— START —

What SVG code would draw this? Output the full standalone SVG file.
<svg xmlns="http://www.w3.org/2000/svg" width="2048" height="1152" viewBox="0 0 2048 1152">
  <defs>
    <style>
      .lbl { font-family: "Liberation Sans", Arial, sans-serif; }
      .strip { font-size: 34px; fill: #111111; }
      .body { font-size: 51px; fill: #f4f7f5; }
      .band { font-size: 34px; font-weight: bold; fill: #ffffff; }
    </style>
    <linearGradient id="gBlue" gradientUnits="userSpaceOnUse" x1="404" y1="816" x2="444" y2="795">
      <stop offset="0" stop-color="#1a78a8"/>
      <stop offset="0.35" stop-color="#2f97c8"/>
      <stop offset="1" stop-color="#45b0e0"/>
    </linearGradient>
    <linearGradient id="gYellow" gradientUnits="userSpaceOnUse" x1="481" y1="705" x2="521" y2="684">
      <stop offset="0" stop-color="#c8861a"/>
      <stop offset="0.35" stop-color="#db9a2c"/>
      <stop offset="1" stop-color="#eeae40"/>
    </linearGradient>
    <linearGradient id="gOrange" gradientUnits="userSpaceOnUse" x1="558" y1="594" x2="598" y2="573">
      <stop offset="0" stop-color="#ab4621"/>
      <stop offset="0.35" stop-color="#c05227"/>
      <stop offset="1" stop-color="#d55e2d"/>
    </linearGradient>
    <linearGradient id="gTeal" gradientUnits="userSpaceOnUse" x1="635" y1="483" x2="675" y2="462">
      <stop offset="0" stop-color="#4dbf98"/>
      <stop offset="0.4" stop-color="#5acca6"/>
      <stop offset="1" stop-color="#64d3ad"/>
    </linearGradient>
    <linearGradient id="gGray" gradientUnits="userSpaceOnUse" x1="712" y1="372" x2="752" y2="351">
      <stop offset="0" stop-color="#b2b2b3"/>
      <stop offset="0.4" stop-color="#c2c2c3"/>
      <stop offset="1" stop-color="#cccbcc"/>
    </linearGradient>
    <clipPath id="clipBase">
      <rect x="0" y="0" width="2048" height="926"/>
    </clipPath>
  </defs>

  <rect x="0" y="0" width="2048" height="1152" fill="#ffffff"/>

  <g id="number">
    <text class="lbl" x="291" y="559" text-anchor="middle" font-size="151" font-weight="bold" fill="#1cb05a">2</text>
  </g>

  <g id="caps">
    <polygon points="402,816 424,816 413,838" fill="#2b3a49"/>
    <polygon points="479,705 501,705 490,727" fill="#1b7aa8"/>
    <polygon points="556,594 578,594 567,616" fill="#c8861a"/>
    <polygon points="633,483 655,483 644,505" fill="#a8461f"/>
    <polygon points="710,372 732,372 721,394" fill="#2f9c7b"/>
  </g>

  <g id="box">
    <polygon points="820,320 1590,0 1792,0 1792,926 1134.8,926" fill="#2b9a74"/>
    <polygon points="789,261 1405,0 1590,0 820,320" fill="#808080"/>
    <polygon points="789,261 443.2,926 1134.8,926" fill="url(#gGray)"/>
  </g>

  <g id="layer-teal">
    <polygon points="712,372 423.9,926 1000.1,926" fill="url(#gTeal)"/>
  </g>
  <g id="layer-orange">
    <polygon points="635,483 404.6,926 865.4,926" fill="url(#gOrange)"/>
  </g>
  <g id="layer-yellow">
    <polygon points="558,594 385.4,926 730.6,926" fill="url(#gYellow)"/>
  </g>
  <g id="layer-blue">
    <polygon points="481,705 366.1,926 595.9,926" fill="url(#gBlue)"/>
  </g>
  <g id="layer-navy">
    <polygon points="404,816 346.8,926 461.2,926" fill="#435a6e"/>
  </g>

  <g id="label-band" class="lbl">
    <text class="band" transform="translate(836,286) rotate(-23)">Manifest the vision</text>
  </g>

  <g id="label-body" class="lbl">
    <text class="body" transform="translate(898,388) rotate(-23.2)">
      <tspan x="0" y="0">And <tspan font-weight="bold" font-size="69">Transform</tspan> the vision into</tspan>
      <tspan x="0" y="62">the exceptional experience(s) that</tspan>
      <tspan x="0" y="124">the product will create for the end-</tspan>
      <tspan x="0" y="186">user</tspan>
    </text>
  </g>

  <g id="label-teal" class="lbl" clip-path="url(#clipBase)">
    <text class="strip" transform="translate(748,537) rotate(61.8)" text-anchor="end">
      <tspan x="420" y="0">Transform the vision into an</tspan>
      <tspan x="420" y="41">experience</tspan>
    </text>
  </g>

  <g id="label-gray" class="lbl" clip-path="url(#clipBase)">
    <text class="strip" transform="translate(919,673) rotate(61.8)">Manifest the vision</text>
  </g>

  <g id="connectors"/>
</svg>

— END —

#### [Task]
Everything in the listing above should be restated exactly.

#### [The output]
What SVG code would draw this? Output the full standalone SVG file.
<svg xmlns="http://www.w3.org/2000/svg" width="2048" height="1152" viewBox="0 0 2048 1152">
  <defs>
    <style>
      .lbl { font-family: "Liberation Sans", Arial, sans-serif; }
      .strip { font-size: 34px; fill: #111111; }
      .body { font-size: 51px; fill: #f4f7f5; }
      .band { font-size: 34px; font-weight: bold; fill: #ffffff; }
    </style>
    <linearGradient id="gBlue" gradientUnits="userSpaceOnUse" x1="404" y1="816" x2="444" y2="795">
      <stop offset="0" stop-color="#1a78a8"/>
      <stop offset="0.35" stop-color="#2f97c8"/>
      <stop offset="1" stop-color="#45b0e0"/>
    </linearGradient>
    <linearGradient id="gYellow" gradientUnits="userSpaceOnUse" x1="481" y1="705" x2="521" y2="684">
      <stop offset="0" stop-color="#c8861a"/>
      <stop offset="0.35" stop-color="#db9a2c"/>
      <stop offset="1" stop-color="#eeae40"/>
    </linearGradient>
    <linearGradient id="gOrange" gradientUnits="userSpaceOnUse" x1="558" y1="594" x2="598" y2="573">
      <stop offset="0" stop-color="#ab4621"/>
      <stop offset="0.35" stop-color="#c05227"/>
      <stop offset="1" stop-color="#d55e2d"/>
    </linearGradient>
    <linearGradient id="gTeal" gradientUnits="userSpaceOnUse" x1="635" y1="483" x2="675" y2="462">
      <stop offset="0" stop-color="#4dbf98"/>
      <stop offset="0.4" stop-color="#5acca6"/>
      <stop offset="1" stop-color="#64d3ad"/>
    </linearGradient>
    <linearGradient id="gGray" gradientUnits="userSpaceOnUse" x1="712" y1="372" x2="752" y2="351">
      <stop offset="0" stop-color="#b2b2b3"/>
      <stop offset="0.4" stop-color="#c2c2c3"/>
      <stop offset="1" stop-color="#cccbcc"/>
    </linearGradient>
    <clipPath id="clipBase">
      <rect x="0" y="0" width="2048" height="926"/>
    </clipPath>
  </defs>

  <rect x="0" y="0" width="2048" height="1152" fill="#ffffff"/>

  <g id="number">
    <text class="lbl" x="291" y="559" text-anchor="middle" font-size="151" font-weight="bold" fill="#1cb05a">2</text>
  </g>

  <g id="caps">
    <polygon points="402,816 424,816 413,838" fill="#2b3a49"/>
    <polygon points="479,705 501,705 490,727" fill="#1b7aa8"/>
    <polygon points="556,594 578,594 567,616" fill="#c8861a"/>
    <polygon points="633,483 655,483 644,505" fill="#a8461f"/>
    <polygon points="710,372 732,372 721,394" fill="#2f9c7b"/>
  </g>

  <g id="box">
    <polygon points="820,320 1590,0 1792,0 1792,926 1134.8,926" fill="#2b9a74"/>
    <polygon points="789,261 1405,0 1590,0 820,320" fill="#808080"/>
    <polygon points="789,261 443.2,926 1134.8,926" fill="url(#gGray)"/>
  </g>

  <g id="layer-teal">
    <polygon points="712,372 423.9,926 1000.1,926" fill="url(#gTeal)"/>
  </g>
  <g id="layer-orange">
    <polygon points="635,483 404.6,926 865.4,926" fill="url(#gOrange)"/>
  </g>
  <g id="layer-yellow">
    <polygon points="558,594 385.4,926 730.6,926" fill="url(#gYellow)"/>
  </g>
  <g id="layer-blue">
    <polygon points="481,705 366.1,926 595.9,926" fill="url(#gBlue)"/>
  </g>
  <g id="layer-navy">
    <polygon points="404,816 346.8,926 461.2,926" fill="#435a6e"/>
  </g>

  <g id="label-band" class="lbl">
    <text class="band" transform="translate(836,286) rotate(-23)">Manifest the vision</text>
  </g>

  <g id="label-body" class="lbl">
    <text class="body" transform="translate(898,388) rotate(-23.2)">
      <tspan x="0" y="0">And <tspan font-weight="bold" font-size="69">Transform</tspan> the vision into</tspan>
      <tspan x="0" y="62">the exceptional experience(s) that</tspan>
      <tspan x="0" y="124">the product will create for the end-</tspan>
      <tspan x="0" y="186">user</tspan>
    </text>
  </g>

  <g id="label-teal" class="lbl" clip-path="url(#clipBase)">
    <text class="strip" transform="translate(748,537) rotate(61.8)" text-anchor="end">
      <tspan x="420" y="0">Transform the vision into an</tspan>
      <tspan x="420" y="41">experience</tspan>
    </text>
  </g>

  <g id="label-gray" class="lbl" clip-path="url(#clipBase)">
    <text class="strip" transform="translate(919,673) rotate(61.8)">Manifest the vision</text>
  </g>

  <g id="connectors"/>
</svg>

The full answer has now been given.